Well, there are worse fates.

In Charming the Highlander, debut author Janet Chapman revisits this classic plot bringing her twelfth century hero forward in time so he’ll meet his destiny with a twenty-first century lass.

Four members of MacKeage clan, led by the laird Greylen, are in battle with several of their arch-enemies, the MacBains. Pendaar, a wizard, knows that in order for his heir to be born Grey must mate with a woman not yet born. His charm, however, goes somewhat awry when not only Grey but all the fighting men - as well as their horses - are swept up in a lightning storm and transported eight hundred years into the future.

Grace Sutter’s younger sister Mary is dying. Mary was in an automobile accident then delivered a baby boy prematurely. Mary had refused to disclose the identity of the baby’s father but does so on her deathbed. The man is Michael MacBain. She had fled when he had told her he had been born in 1171 but had intended to return to marry him. Grace promises Mary she will take the baby to Michael. The baby will remain unnamed; it’s his father’s right to name him. Mary wants her ashes distributed around TarStone Mountain on the Summer Solstice.

Four weeks later Grace and Baby are prepared to fly to rural northwestern Maine.
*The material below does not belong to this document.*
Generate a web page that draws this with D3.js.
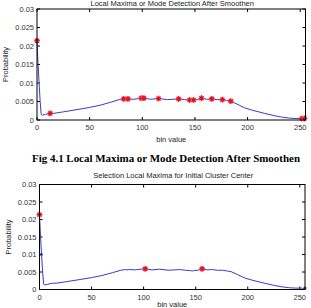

Grace, a Ph.D. physicist and mathematician, is taking leave from her job with a company involved in space and satellite technology to return to her family home in Pine Creek.

The final leg of her journey is a flight from Bangor, Maine, to Pine Creek. Grace and the only other passenger, Greylen MacKeage, worry that the wintry conditions are too treacherous for the small plane, but the pilot insists he’s experienced and can handle it. Grey learns that Grace is his neighbor Mary’s sister. Since being transported in time four years earlier, he and his men have adjusted to modern life, moved to Maine, and are establishing a ski resort. He assumes that Grace is Baby’s mother; in spite of this misapprehension, he experiences an immediate attraction to her.
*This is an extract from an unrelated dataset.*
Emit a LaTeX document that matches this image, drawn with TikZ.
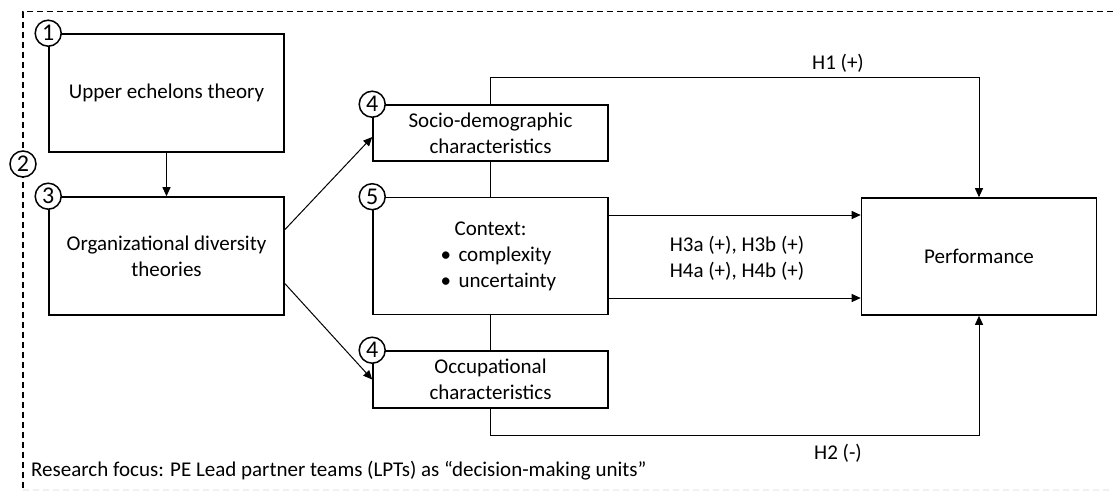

Grace’s and Grey’s fears about the flight are realized. The plane crash lands on the mountain above Pine Creek. It’s only due to Grey’s actions that Grace and Baby survive. The long trek down the mountain proves too much for Grace. Grey leaves her in a snow cave and takes Baby the rest of the way to a cabin near the ski resort that he and the other MacKeage’s own outside Pine Creek. Rescue comes almost too late; Grace is found nearly frozen, clinging to the Oreo cookie tin that holds Mary’s ashes. Grey saves her by warming her against his naked body. It’s then that she meets the other MacKeage’s and Father Daar. It is Father Daar, now a priest albeit with some unusual powers, who has deliberately and carefully managed their situation over the past four years.

Grey, who feels a powerful connection to Grace, wants her to stay at the resort, but Grace insists she has to take Baby to her family home. Grey does not leave her alone for long. Grace’s life is in too much turmoil to allow for romance, but she cannot deny her growing desire for the man who rescued her.
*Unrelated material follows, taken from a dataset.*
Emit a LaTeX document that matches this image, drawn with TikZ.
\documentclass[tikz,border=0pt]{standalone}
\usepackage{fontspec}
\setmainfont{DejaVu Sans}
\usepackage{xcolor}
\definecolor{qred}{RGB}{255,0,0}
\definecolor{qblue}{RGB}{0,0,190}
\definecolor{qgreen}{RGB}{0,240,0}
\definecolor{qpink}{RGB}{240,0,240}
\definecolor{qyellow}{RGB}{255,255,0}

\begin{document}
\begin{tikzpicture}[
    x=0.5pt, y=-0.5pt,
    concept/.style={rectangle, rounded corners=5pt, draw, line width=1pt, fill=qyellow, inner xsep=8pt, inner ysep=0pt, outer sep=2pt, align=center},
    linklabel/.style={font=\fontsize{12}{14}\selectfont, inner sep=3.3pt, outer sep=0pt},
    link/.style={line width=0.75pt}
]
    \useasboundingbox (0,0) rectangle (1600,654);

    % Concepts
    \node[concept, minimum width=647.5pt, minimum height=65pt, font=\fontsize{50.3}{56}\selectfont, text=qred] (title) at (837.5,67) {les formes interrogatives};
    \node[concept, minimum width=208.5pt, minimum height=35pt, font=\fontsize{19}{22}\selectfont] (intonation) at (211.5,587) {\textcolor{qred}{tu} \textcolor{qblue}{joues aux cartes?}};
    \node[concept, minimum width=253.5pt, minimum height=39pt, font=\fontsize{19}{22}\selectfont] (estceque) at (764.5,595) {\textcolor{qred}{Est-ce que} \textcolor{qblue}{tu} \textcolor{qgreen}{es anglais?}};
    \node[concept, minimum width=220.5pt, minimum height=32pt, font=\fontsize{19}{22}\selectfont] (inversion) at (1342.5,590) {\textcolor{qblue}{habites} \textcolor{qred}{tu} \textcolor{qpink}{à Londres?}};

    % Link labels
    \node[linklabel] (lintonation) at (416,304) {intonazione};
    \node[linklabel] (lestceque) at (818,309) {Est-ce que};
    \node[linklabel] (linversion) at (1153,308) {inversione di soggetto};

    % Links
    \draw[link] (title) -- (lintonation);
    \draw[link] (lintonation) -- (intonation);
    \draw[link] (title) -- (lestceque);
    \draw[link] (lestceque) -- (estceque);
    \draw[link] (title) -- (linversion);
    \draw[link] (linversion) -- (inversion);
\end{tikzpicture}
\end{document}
Michael MacBain has only recently moved to Pine Creek. Grace refuses to turn Baby over to him until she’s had time to assess his sanity. Her growing attachment to Baby only enhances her reluctance even though she recognizes Michael’s profound grief upon learning of Mary’s death. Michael confirms what Mary had told her further reinforcing her doubts of his sanity. Could he have been struck by lightning or injured in some other way prompting his delusion? It is in conversation with the MacKeages that she begins to suspect that Michael may not be the only one who’s from eight hundred years in the past.

Severe winter weather and modern-day troubles will test Grace, Grey, Michael, and the MacKeages.

Charming the Highlander is one of those books that can be synopsized in a few words - they meet, they’re in a plane crash, they fall in love - or in a few paragraphs as I’ve done above - but there’s so much going on that neither does it justice. I didn’t mention the cause of the intense rivalry between Grey and Michael or what Pendaar/Father Daar knows of Grey’s and Grace’s child and his heir or why Grace is still a virgin at age thirty or the supernatural overtones relating to Mary or anything about Grace’s unusual siblings or much at all about Grace’s and Grey’s characters or....

But depth is what distinguishes a good book from the not-so-good, and Charming the Highlander is a book that works on several levels. My greatest regret is that the book isn’t longer. There are number of places where the narrative seems too cursory; for example, the time travelers’ adjustment to modern life is merely glossed over in a few paragraphs.

Readers will want to check out Charming the Highlander for several reasons: the engrossing plot, the engaging characters, the plausible conflict. There’s also the fact that this book is populated with a sizeable collection of sexy men, and the first sequel will appear in the month of May. Janet Chapman is definitely an author to watch.